#### TASK REQUIREMENTS
In the data below, locate the line containing "Convert this chart" and the line containing "470, 476, 476];", then retype both and everything between them exactly. Pictures are not part of the copy.

#### INFORMATION GIVEN
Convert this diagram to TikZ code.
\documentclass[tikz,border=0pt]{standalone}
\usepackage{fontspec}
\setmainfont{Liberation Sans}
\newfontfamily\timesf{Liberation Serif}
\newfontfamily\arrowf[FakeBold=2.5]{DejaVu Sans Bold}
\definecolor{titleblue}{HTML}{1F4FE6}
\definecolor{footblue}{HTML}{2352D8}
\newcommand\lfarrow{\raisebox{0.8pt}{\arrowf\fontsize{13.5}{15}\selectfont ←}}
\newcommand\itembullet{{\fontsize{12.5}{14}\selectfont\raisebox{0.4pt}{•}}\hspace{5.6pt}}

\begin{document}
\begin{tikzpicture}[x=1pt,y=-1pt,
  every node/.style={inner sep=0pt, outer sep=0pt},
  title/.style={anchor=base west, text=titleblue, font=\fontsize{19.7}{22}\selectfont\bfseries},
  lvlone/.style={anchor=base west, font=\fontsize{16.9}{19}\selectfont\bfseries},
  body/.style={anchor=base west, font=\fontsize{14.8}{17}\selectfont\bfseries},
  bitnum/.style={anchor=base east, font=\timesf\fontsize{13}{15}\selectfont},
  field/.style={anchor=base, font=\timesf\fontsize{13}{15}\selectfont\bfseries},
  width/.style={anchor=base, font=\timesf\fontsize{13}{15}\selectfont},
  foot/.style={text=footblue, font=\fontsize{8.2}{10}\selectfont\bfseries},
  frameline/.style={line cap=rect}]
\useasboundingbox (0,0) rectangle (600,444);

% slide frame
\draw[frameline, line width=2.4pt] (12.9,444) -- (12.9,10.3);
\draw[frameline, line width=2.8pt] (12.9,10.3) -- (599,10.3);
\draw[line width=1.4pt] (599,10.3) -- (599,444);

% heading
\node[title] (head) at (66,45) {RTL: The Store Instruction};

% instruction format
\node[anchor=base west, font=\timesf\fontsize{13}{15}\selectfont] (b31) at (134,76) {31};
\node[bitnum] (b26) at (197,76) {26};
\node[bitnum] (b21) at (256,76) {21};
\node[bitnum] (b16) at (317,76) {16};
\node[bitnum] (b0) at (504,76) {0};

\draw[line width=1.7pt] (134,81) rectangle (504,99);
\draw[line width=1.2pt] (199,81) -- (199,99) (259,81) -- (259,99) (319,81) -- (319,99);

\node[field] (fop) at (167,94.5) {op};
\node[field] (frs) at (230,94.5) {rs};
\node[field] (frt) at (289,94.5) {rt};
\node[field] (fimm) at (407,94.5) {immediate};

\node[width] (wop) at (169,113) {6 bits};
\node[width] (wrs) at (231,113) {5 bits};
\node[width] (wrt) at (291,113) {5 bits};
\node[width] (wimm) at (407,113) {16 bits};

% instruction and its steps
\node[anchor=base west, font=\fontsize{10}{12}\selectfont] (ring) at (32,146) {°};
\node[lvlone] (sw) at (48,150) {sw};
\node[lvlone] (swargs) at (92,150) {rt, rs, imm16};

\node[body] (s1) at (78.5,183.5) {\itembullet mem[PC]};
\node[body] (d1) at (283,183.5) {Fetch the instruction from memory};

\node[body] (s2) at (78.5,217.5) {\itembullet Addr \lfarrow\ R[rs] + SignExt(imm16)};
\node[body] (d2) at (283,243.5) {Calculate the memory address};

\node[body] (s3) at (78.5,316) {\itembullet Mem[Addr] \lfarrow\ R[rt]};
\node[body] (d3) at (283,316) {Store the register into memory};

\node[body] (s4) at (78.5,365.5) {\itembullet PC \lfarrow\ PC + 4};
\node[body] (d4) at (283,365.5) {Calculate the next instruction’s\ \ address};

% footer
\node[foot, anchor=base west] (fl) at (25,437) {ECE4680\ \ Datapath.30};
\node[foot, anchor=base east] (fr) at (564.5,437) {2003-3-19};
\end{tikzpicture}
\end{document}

--

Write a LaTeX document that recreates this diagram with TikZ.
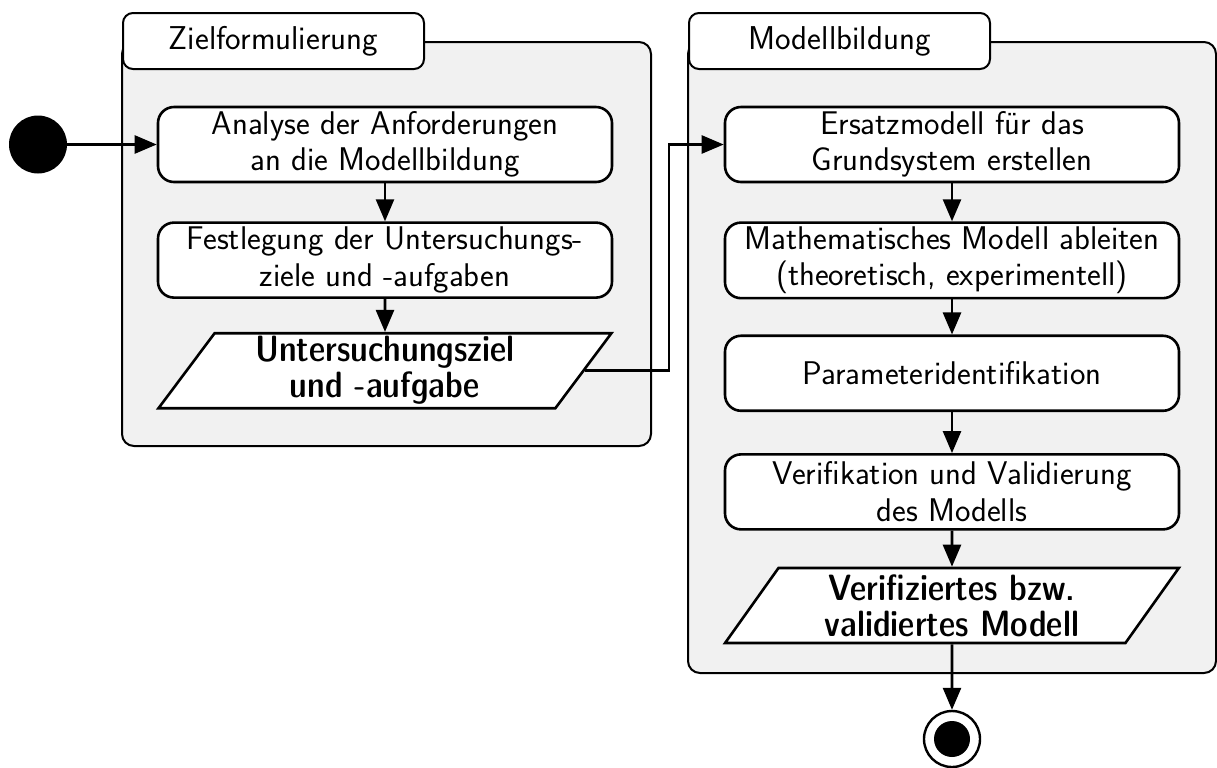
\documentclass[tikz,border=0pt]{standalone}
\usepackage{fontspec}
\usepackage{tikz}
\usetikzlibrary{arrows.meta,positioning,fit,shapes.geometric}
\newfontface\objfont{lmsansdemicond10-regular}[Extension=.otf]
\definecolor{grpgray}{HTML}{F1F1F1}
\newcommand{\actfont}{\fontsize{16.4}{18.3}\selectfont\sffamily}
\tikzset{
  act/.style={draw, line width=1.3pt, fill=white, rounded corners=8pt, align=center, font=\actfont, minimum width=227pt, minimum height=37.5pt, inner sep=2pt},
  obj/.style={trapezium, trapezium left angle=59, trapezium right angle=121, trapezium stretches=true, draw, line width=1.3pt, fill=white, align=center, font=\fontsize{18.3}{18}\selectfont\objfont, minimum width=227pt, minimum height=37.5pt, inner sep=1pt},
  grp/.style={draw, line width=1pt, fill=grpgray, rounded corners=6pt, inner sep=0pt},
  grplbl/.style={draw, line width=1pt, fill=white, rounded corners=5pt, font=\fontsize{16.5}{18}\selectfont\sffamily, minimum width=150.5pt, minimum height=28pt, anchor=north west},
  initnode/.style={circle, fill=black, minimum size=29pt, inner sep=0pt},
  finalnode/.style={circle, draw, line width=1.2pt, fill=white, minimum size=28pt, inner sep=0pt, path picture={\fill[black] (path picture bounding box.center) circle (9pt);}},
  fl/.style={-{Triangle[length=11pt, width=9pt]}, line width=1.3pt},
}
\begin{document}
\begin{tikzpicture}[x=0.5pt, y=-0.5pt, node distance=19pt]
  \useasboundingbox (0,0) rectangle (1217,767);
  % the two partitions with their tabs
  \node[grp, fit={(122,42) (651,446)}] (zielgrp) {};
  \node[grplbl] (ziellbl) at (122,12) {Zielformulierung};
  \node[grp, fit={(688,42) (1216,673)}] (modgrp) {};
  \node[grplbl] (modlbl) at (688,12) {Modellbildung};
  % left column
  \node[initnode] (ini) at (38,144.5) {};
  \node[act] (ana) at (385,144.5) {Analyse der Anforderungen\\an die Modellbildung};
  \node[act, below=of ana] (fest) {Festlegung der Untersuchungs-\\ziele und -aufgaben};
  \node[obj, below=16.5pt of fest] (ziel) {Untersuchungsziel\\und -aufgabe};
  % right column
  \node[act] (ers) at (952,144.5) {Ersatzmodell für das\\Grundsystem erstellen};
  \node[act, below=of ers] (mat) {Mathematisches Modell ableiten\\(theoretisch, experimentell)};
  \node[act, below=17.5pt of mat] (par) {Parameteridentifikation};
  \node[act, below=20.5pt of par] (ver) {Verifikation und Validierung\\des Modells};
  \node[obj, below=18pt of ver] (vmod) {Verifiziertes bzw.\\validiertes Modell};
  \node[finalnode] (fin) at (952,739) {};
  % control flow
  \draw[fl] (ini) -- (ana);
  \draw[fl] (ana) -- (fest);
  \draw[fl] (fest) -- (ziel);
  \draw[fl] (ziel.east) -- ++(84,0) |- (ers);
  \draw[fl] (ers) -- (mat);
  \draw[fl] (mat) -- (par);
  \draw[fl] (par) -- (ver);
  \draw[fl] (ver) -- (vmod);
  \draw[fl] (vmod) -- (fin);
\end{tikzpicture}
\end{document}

* * *

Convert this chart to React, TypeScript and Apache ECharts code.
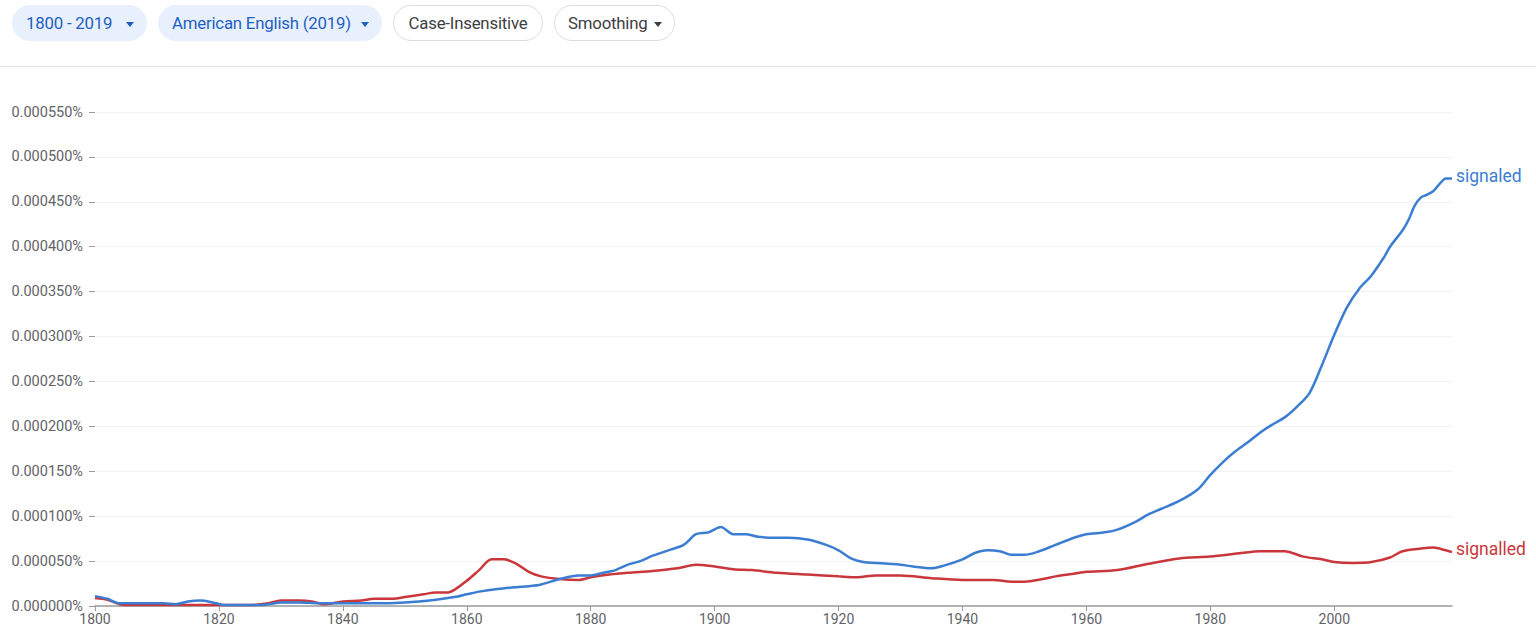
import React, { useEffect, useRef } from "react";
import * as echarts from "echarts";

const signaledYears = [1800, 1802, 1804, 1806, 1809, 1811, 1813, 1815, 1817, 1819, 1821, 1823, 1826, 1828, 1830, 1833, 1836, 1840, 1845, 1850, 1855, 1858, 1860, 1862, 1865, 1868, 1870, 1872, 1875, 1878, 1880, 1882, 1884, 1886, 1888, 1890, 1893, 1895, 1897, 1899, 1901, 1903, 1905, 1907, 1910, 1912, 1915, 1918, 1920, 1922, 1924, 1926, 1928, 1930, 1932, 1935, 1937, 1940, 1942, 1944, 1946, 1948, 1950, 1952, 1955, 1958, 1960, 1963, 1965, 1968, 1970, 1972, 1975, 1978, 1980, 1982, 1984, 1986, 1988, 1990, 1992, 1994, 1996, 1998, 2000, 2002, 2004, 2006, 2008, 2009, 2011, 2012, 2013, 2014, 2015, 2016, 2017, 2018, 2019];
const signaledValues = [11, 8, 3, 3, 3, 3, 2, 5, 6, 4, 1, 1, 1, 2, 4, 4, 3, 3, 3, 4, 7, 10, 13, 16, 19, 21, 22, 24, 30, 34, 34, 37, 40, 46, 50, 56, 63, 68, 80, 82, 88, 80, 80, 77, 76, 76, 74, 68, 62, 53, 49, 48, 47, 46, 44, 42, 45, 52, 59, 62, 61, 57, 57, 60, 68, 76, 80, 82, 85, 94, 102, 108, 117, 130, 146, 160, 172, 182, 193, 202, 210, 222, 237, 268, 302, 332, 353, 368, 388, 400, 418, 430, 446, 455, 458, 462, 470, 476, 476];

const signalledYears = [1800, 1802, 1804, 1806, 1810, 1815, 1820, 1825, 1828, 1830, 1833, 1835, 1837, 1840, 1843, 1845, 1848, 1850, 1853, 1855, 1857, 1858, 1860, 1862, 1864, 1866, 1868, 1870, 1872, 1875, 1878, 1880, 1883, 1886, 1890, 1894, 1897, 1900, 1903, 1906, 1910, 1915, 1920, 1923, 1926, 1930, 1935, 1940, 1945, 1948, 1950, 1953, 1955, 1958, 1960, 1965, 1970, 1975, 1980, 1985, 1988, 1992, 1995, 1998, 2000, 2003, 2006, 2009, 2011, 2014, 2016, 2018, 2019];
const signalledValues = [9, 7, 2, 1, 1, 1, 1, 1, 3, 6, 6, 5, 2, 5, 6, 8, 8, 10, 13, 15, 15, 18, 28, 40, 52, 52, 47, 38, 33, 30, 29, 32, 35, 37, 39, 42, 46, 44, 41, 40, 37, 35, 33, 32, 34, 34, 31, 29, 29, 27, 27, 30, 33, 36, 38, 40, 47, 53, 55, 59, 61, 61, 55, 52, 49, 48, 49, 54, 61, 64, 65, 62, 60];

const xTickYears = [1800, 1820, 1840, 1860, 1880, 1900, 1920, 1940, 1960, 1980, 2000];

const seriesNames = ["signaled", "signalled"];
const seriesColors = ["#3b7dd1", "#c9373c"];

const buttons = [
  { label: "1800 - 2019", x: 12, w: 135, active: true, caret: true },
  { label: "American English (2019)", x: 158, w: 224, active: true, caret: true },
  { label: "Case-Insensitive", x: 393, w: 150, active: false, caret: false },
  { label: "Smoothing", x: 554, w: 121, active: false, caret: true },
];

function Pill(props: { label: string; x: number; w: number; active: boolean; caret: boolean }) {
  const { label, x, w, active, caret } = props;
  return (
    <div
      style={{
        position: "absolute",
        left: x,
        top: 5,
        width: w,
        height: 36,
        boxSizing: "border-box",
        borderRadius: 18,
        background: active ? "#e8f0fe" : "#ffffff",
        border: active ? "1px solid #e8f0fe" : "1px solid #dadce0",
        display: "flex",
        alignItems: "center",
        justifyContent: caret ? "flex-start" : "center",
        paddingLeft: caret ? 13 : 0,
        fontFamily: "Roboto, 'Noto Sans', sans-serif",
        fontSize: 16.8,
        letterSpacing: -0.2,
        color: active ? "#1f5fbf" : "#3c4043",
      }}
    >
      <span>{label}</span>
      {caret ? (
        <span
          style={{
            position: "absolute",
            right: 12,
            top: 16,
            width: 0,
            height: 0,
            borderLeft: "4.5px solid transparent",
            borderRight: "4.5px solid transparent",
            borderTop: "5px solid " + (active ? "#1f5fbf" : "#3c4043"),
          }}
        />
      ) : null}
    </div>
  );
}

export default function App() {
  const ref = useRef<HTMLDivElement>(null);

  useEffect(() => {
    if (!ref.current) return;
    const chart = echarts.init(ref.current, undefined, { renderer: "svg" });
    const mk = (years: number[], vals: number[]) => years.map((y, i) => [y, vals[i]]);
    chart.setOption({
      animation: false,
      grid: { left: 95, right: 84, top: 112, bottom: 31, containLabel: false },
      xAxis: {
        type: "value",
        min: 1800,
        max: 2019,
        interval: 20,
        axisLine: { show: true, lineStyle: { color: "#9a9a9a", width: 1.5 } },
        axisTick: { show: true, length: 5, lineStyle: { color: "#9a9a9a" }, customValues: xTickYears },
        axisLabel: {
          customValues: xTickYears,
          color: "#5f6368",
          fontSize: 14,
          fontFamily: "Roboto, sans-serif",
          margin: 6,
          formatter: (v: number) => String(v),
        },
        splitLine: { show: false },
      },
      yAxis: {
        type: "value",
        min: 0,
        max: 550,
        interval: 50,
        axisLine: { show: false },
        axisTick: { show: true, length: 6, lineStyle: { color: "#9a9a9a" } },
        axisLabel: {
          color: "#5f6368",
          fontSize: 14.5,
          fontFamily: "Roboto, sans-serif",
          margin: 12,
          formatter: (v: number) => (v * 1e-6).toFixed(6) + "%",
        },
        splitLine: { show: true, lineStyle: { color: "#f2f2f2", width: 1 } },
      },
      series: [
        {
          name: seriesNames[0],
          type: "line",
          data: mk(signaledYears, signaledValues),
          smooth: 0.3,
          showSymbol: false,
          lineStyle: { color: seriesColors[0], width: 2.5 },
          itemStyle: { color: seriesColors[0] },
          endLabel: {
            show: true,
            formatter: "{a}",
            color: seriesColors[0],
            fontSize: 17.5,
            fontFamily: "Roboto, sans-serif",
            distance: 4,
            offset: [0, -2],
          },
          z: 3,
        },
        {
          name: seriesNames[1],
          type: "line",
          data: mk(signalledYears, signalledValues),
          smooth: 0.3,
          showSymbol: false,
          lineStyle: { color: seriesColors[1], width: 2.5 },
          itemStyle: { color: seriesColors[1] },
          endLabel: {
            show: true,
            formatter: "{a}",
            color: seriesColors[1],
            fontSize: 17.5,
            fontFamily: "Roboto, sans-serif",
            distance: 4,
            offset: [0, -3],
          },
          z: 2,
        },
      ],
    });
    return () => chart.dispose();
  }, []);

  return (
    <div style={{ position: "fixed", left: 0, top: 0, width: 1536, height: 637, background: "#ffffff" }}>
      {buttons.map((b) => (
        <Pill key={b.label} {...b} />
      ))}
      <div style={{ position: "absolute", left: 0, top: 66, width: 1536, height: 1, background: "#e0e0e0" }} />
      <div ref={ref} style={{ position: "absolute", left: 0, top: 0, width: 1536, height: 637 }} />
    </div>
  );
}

#### RESPONSE FOR THIS EXERCISE
Convert this chart to React, TypeScript and Apache ECharts code.
import React, { useEffect, useRef } from "react";
import * as echarts from "echarts";

const signaledYears = [1800, 1802, 1804, 1806, 1809, 1811, 1813, 1815, 1817, 1819, 1821, 1823, 1826, 1828, 1830, 1833, 1836, 1840, 1845, 1850, 1855, 1858, 1860, 1862, 1865, 1868, 1870, 1872, 1875, 1878, 1880, 1882, 1884, 1886, 1888, 1890, 1893, 1895, 1897, 1899, 1901, 1903, 1905, 1907, 1910, 1912, 1915, 1918, 1920, 1922, 1924, 1926, 1928, 1930, 1932, 1935, 1937, 1940, 1942, 1944, 1946, 1948, 1950, 1952, 1955, 1958, 1960, 1963, 1965, 1968, 1970, 1972, 1975, 1978, 1980, 1982, 1984, 1986, 1988, 1990, 1992, 1994, 1996, 1998, 2000, 2002, 2004, 2006, 2008, 2009, 2011, 2012, 2013, 2014, 2015, 2016, 2017, 2018, 2019];
const signaledValues = [11, 8, 3, 3, 3, 3, 2, 5, 6, 4, 1, 1, 1, 2, 4, 4, 3, 3, 3, 4, 7, 10, 13, 16, 19, 21, 22, 24, 30, 34, 34, 37, 40, 46, 50, 56, 63, 68, 80, 82, 88, 80, 80, 77, 76, 76, 74, 68, 62, 53, 49, 48, 47, 46, 44, 42, 45, 52, 59, 62, 61, 57, 57, 60, 68, 76, 80, 82, 85, 94, 102, 108, 117, 130, 146, 160, 172, 182, 193, 202, 210, 222, 237, 268, 302, 332, 353, 368, 388, 400, 418, 430, 446, 455, 458, 462, 470, 476, 476];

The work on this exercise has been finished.